This was a wonderful meal insipired by the Mediterranean. We ate this with our family on a dark and gloomy sunday evening, and it really brought some sunshine to our home and our hearts. Socca is kind of a pancake (salty one) which is made from chickpea flour. It's a speciality in Nice, you can buy it freshly baked from the streets. It was a wonderful companion to the brussels sprouts gratin, and I have to say that this meal was one of the most succeeded ones I've made. I must do it again, it's so wonderful in every ways.
Brussels sprouts gratin
400 g brussels sprouts (one package)
1 tsp salt
1 big onion
4 garlic cloves
2 tbsp olive oil
1 can (400g) crushed tomatoes
12 little tomatoes, cut in half
1 tsp herbsalt (herbamare)
1 tsp black pepper
1/2 dl dried basilic or one pot fresh basilic
1 dl grated parmesan cheese
for the topping:
1 dl grated emmental cheese
1. Heat the oven into 225°C degrees.
2. Cut the heads off from the brussels sprouts and remove the dirty outer leaves. Cook the brussels sprouts in boiling water seasoned with salt for 10 minutes.

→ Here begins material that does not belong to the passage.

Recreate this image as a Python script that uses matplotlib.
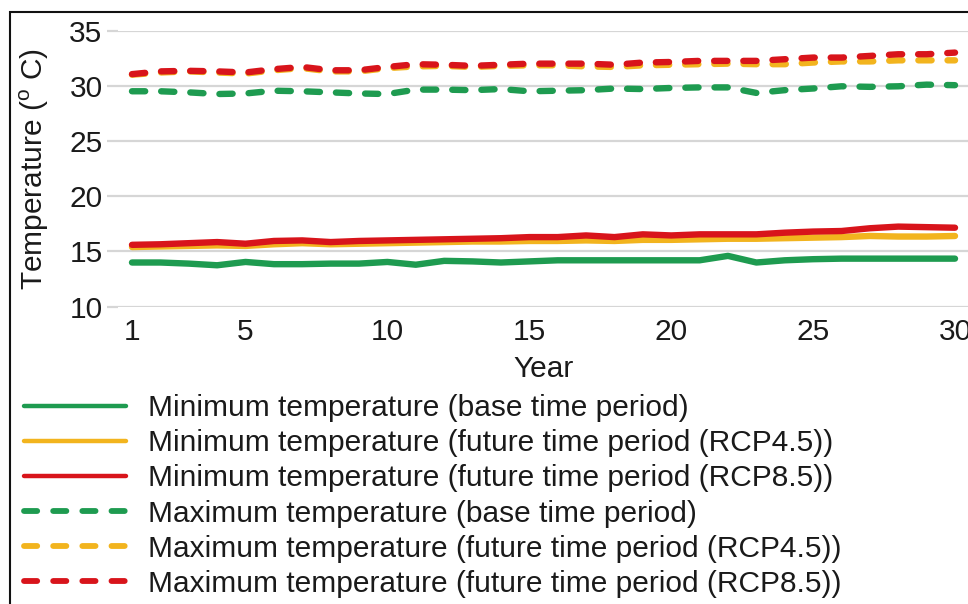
import matplotlib
matplotlib.use("Agg")
import matplotlib.pyplot as plt
from matplotlib.patches import Rectangle

plt.rcParams['font.family'] = ['Liberation Sans', 'DejaVu Sans']
plt.rcParams['mathtext.fontset'] = 'custom'
plt.rcParams['mathtext.rm'] = 'Liberation Sans'
plt.rcParams['lines.scale_dashes'] = False

years = list(range(1, 31))
x_ticks = [1, 5, 10, 15, 20, 25, 30]
y_ticks = [10, 15, 20, 25, 30, 35]

min_base = [14.0, 14.0, 13.9, 13.75, 14.05, 13.85, 13.85, 13.9, 13.9, 14.05,
            13.8, 14.15, 14.1, 14.0, 14.1, 14.2, 14.2, 14.2, 14.2, 14.2,
            14.2, 14.6, 14.0, 14.2, 14.3, 14.35, 14.35, 14.35, 14.35, 14.35]
min_rcp45 = [15.4, 15.45, 15.5, 15.55, 15.5, 15.65, 15.75, 15.65, 15.7, 15.75,
             15.8, 15.85, 15.9, 15.9, 15.95, 15.95, 16.0, 15.95, 16.05, 16.05,
             16.1, 16.15, 16.15, 16.2, 16.25, 16.3, 16.4, 16.35, 16.35, 16.4]
min_rcp85 = [15.6, 15.65, 15.75, 15.85, 15.7, 15.95, 16.0, 15.85, 15.95, 16.0,
             16.05, 16.1, 16.15, 16.2, 16.3, 16.3, 16.45, 16.3, 16.55, 16.45,
             16.55, 16.55, 16.55, 16.7, 16.8, 16.85, 17.1, 17.25, 17.2, 17.15]
max_base = [29.5, 29.5, 29.4, 29.25, 29.3, 29.55, 29.5, 29.4, 29.3, 29.25,
            29.65, 29.65, 29.6, 29.7, 29.5, 29.55, 29.6, 29.75, 29.7, 29.8,
            29.85, 29.85, 29.35, 29.6, 29.75, 29.95, 29.9, 29.95, 30.1, 30.05]
max_rcp45 = [31.0, 31.2, 31.3, 31.2, 31.1, 31.4, 31.6, 31.3, 31.3, 31.6,
             31.75, 31.8, 31.7, 31.8, 31.85, 31.85, 31.75, 31.7, 31.85, 31.9,
             31.95, 32.0, 31.95, 31.95, 32.1, 32.2, 32.2, 32.3, 32.3, 32.3]
max_rcp85 = [31.05, 31.3, 31.35, 31.3, 31.2, 31.5, 31.7, 31.4, 31.4, 31.7,
             31.95, 31.9, 31.8, 31.9, 32.0, 32.0, 32.0, 31.9, 32.1, 32.15,
             32.25, 32.25, 32.25, 32.4, 32.55, 32.55, 32.7, 32.85, 32.85, 33.0]

labels = [
    "Minimum temperature (base time period)",
    "Minimum temperature (future time period (RCP4.5))",
    "Minimum temperature (future time period (RCP8.5))",
    "Maximum temperature (base time period)",
    "Maximum temperature (future time period (RCP4.5))",
    "Maximum temperature (future time period (RCP8.5))",
]

green = '#1e9b50'
yellow = '#f2b41e'
red = '#d8141b'
txt = '#1a1a1a'

W, H = 968, 604
fig = plt.figure(figsize=(W / 100, H / 100), dpi=100)
ax = fig.add_axes([117.8 / W, 1 - 306.7 / H, 851.4 / W, 276.2 / H])

lw = 4.6
dash = (0, (9.5, 11.5))
ax.plot(years, min_base, color=green, lw=lw, label=labels[0], solid_capstyle='round')
ax.plot(years, min_rcp45, color=yellow, lw=lw, label=labels[1], solid_capstyle='round')
ax.plot(years, min_rcp85, color=red, lw=lw, label=labels[2], solid_capstyle='round')
ax.plot(years, max_base, color=green, lw=lw, ls=dash, label=labels[3], dash_capstyle='round')
ax.plot(years, max_rcp45, color=yellow, lw=lw, ls=dash, label=labels[4], dash_capstyle='round')
ax.plot(years, max_rcp85, color=red, lw=lw, ls=dash, label=labels[5], dash_capstyle='round')

ax.set_xlim(0.5, 30.5)
ax.set_ylim(10, 35)
ax.set_xticks(x_ticks)
ax.set_yticks(y_ticks)
ax.grid(axis='y', color='#d6d6d6', lw=1.6)
ax.set_axisbelow(True)
for s in ax.spines.values():
    s.set_visible(False)
ax.tick_params(axis='y', length=8, color='#d6d6d6', width=1.6, pad=3, labelsize=21.5, labelcolor=txt)
ax.tick_params(axis='x', length=0, pad=8, labelsize=21.5, labelcolor=txt)

ax.set_xlabel("Year", fontsize=21.5, color=txt, labelpad=6.5)
ax.set_ylabel(r"Temperature ($^\mathrm{o}$ C)", fontsize=21.5, color=txt, labelpad=13.5)

leg = fig.legend(loc='upper left', bbox_to_anchor=(24 / W, 1 - 394 / H),
                 frameon=False, fontsize=21.5, handlelength=3.4, handletextpad=0.75,
                 labelspacing=0.24, borderpad=0, borderaxespad=0)
for t in leg.get_texts():
    t.set_color(txt)
for i, l in enumerate(leg.get_lines()):
    l.set_linewidth(3.2 if i < 3 else 4.2)

# black frame of the original figure (cropped at right and bottom)
fig.patches.append(Rectangle((10 / W, -0.1), 1.2, 1.1 - 12 / H,
                             transform=fig.transFigure, fill=False,
                             edgecolor='#111111', lw=1.5))

fig.savefig("out.png", dpi=100)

3. Meanwhile prepare the sauce: chop the onion and press the garlic cloves. Heat the olive oil and sauté the onions.
4. Add the little tomatoes, then the crushed tomatoes and salt and pepper.
5. Add the basilic and the grated parmesan, turn off the heat and leave to stew.

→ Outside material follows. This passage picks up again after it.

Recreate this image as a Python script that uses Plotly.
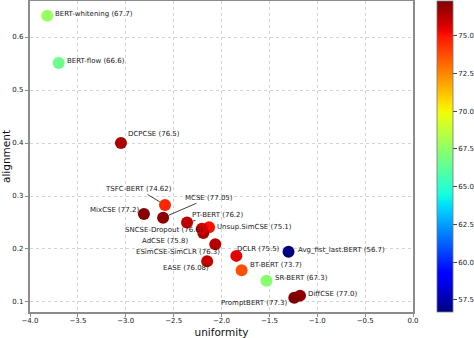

6. Butter the oven mould with oil, put the cooked brussels sprouts into the mould and pour the tomato sauce over.
7. Sprinkle the emmental cheese on top and put into the oven for 15 minutes.
10. Serve with fresh salad and socca or something else if you want to.

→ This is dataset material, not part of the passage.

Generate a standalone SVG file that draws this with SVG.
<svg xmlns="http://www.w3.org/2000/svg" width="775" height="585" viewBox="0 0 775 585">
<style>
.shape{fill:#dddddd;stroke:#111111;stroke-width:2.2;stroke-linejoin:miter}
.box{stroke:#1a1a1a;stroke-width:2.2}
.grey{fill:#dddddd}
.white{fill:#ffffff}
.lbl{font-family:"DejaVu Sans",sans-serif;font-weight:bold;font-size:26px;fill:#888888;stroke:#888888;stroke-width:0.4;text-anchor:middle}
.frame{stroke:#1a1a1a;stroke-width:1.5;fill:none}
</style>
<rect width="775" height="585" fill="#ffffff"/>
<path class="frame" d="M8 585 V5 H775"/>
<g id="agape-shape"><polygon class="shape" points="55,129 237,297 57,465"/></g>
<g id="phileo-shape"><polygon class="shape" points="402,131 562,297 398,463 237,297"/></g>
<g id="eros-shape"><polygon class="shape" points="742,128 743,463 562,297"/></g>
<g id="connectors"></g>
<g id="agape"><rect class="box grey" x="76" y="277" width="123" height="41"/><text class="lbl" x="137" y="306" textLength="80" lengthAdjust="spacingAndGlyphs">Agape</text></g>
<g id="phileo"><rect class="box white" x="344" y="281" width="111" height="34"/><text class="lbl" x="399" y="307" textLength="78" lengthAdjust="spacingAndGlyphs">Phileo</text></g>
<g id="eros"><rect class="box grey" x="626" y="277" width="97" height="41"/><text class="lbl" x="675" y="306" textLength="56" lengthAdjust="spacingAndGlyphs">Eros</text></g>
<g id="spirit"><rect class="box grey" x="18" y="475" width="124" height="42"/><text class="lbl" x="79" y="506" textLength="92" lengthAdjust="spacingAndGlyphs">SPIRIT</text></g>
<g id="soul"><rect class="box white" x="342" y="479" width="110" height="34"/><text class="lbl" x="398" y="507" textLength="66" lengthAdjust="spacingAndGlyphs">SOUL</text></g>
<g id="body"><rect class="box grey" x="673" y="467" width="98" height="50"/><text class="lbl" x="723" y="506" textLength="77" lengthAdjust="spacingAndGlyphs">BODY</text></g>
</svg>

La socca (for four persons)
125 g chickpeaflour
sea salt flowers
freshly grounded black pepper
2 tbsp olive oil
and some olive oil for buttering the baking sheet
1. Pour the flour into a deep bowl and make a hole in the middle. Pour 3,5 dl water into the hole. Mix the flour and the water well, so that the dough is smooth. Season with salt and pepper and in the end add the olive oil. Cover with gladwrap and put into a chilly place for 30 minutes.
2. Heat the oven to 250°C. Put the well buttered baking sheet or a large mould in the oven for 2 minutes, so that the oil heats up.
3. Spread the dough into the baking sheet and put it back into the oven. Bake the socca until dry and golden yellow (it takes about 10 minutes).
4. Take away from the oven, cut into lozenges and before serving sprinkle with sea salt and black pepper.